-------- Input material --------

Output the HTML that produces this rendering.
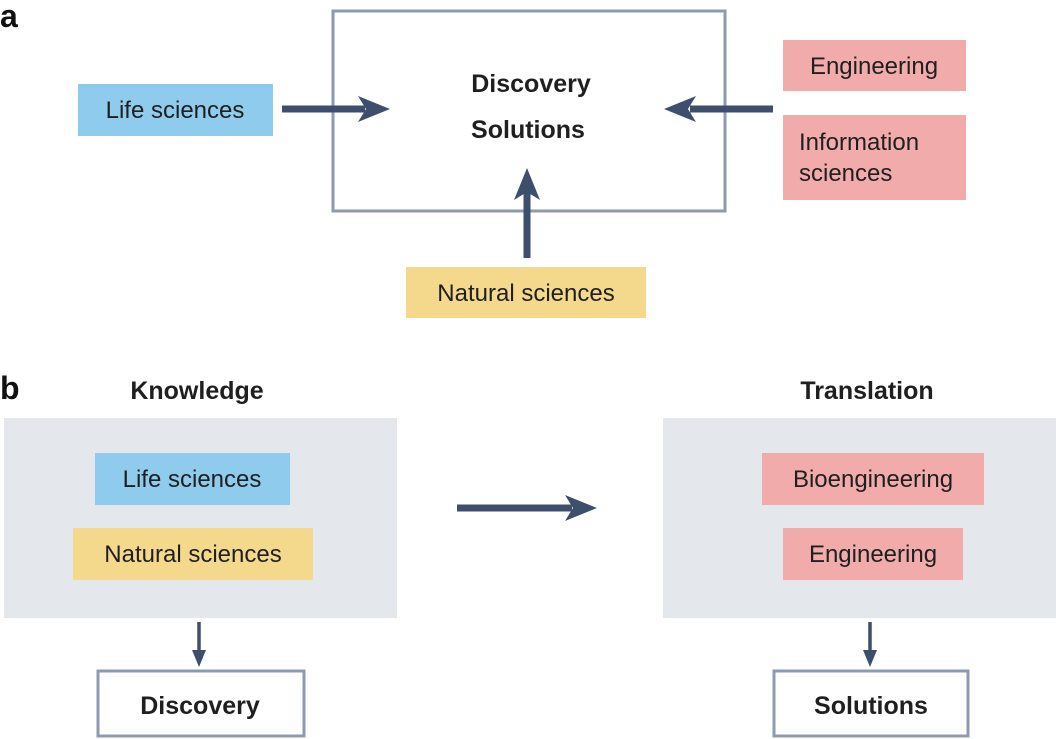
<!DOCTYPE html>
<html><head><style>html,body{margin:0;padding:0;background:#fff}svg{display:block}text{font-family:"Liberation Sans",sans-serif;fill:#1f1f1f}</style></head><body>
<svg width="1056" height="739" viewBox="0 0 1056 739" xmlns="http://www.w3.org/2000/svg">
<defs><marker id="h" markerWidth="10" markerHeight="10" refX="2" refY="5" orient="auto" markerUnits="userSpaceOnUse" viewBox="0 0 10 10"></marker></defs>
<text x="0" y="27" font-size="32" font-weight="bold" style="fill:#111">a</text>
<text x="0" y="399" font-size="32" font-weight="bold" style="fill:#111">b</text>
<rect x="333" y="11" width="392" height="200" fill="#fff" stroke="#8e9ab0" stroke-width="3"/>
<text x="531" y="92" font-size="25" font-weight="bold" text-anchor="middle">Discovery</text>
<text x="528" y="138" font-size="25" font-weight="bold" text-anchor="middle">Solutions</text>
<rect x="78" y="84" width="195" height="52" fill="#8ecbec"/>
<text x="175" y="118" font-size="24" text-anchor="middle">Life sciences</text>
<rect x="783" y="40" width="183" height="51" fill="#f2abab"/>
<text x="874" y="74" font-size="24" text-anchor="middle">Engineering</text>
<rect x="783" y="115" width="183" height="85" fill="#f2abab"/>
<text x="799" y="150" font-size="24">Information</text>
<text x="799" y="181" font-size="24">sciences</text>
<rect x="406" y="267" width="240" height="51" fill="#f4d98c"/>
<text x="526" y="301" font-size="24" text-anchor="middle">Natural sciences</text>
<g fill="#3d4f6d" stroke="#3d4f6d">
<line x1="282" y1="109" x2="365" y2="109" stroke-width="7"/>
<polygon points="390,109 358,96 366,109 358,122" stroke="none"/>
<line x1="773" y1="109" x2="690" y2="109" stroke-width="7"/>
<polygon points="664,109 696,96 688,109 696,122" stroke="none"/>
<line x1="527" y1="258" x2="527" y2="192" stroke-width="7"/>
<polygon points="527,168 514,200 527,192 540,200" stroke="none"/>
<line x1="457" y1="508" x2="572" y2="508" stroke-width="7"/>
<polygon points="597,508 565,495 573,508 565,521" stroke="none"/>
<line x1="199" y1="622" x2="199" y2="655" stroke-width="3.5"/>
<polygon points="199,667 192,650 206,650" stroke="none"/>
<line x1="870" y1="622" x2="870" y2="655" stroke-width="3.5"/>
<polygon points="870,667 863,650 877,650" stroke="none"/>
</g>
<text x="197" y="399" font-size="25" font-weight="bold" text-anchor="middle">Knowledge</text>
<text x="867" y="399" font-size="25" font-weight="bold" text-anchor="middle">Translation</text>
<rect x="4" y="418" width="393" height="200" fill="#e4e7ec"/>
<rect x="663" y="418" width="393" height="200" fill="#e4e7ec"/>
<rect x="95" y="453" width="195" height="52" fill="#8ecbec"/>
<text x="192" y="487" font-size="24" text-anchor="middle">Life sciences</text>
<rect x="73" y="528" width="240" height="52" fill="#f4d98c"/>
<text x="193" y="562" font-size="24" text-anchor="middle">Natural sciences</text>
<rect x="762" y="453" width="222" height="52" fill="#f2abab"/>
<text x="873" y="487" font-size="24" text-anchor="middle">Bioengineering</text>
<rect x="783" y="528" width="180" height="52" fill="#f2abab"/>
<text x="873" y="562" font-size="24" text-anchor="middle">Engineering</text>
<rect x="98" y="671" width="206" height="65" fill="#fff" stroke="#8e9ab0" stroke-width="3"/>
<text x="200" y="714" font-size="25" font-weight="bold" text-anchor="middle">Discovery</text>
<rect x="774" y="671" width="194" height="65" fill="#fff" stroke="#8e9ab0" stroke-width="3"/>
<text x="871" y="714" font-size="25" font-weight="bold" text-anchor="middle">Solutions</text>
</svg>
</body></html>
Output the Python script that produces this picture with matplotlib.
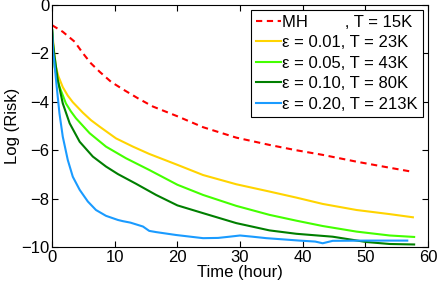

--------

What is required:
Repeat the records above exactly, leaving out any pictures they contain.

Completed task:
Output the HTML that produces this rendering.
<!DOCTYPE html>
<html><head><style>html,body{margin:0;padding:0;background:#fff}svg{display:block}text{font-family:"Liberation Sans",sans-serif;fill:#1f1f1f}</style></head><body>
<svg width="1056" height="739" viewBox="0 0 1056 739" xmlns="http://www.w3.org/2000/svg">
<defs><marker id="h" markerWidth="10" markerHeight="10" refX="2" refY="5" orient="auto" markerUnits="userSpaceOnUse" viewBox="0 0 10 10"></marker></defs>
<text x="0" y="27" font-size="32" font-weight="bold" style="fill:#111">a</text>
<text x="0" y="399" font-size="32" font-weight="bold" style="fill:#111">b</text>
<rect x="333" y="11" width="392" height="200" fill="#fff" stroke="#8e9ab0" stroke-width="3"/>
<text x="531" y="92" font-size="25" font-weight="bold" text-anchor="middle">Discovery</text>
<text x="528" y="138" font-size="25" font-weight="bold" text-anchor="middle">Solutions</text>
<rect x="78" y="84" width="195" height="52" fill="#8ecbec"/>
<text x="175" y="118" font-size="24" text-anchor="middle">Life sciences</text>
<rect x="783" y="40" width="183" height="51" fill="#f2abab"/>
<text x="874" y="74" font-size="24" text-anchor="middle">Engineering</text>
<rect x="783" y="115" width="183" height="85" fill="#f2abab"/>
<text x="799" y="150" font-size="24">Information</text>
<text x="799" y="181" font-size="24">sciences</text>
<rect x="406" y="267" width="240" height="51" fill="#f4d98c"/>
<text x="526" y="301" font-size="24" text-anchor="middle">Natural sciences</text>
<g fill="#3d4f6d" stroke="#3d4f6d">
<line x1="282" y1="109" x2="365" y2="109" stroke-width="7"/>
<polygon points="390,109 358,96 366,109 358,122" stroke="none"/>
<line x1="773" y1="109" x2="690" y2="109" stroke-width="7"/>
<polygon points="664,109 696,96 688,109 696,122" stroke="none"/>
<line x1="527" y1="258" x2="527" y2="192" stroke-width="7"/>
<polygon points="527,168 514,200 527,192 540,200" stroke="none"/>
<line x1="457" y1="508" x2="572" y2="508" stroke-width="7"/>
<polygon points="597,508 565,495 573,508 565,521" stroke="none"/>
<line x1="199" y1="622" x2="199" y2="655" stroke-width="3.5"/>
<polygon points="199,667 192,650 206,650" stroke="none"/>
<line x1="870" y1="622" x2="870" y2="655" stroke-width="3.5"/>
<polygon points="870,667 863,650 877,650" stroke="none"/>
</g>
<text x="197" y="399" font-size="25" font-weight="bold" text-anchor="middle">Knowledge</text>
<text x="867" y="399" font-size="25" font-weight="bold" text-anchor="middle">Translation</text>
<rect x="4" y="418" width="393" height="200" fill="#e4e7ec"/>
<rect x="663" y="418" width="393" height="200" fill="#e4e7ec"/>
<rect x="95" y="453" width="195" height="52" fill="#8ecbec"/>
<text x="192" y="487" font-size="24" text-anchor="middle">Life sciences</text>
<rect x="73" y="528" width="240" height="52" fill="#f4d98c"/>
<text x="193" y="562" font-size="24" text-anchor="middle">Natural sciences</text>
<rect x="762" y="453" width="222" height="52" fill="#f2abab"/>
<text x="873" y="487" font-size="24" text-anchor="middle">Bioengineering</text>
<rect x="783" y="528" width="180" height="52" fill="#f2abab"/>
<text x="873" y="562" font-size="24" text-anchor="middle">Engineering</text>
<rect x="98" y="671" width="206" height="65" fill="#fff" stroke="#8e9ab0" stroke-width="3"/>
<text x="200" y="714" font-size="25" font-weight="bold" text-anchor="middle">Discovery</text>
<rect x="774" y="671" width="194" height="65" fill="#fff" stroke="#8e9ab0" stroke-width="3"/>
<text x="871" y="714" font-size="25" font-weight="bold" text-anchor="middle">Solutions</text>
</svg>
</body></html>
Output the Python script that produces this picture with matplotlib.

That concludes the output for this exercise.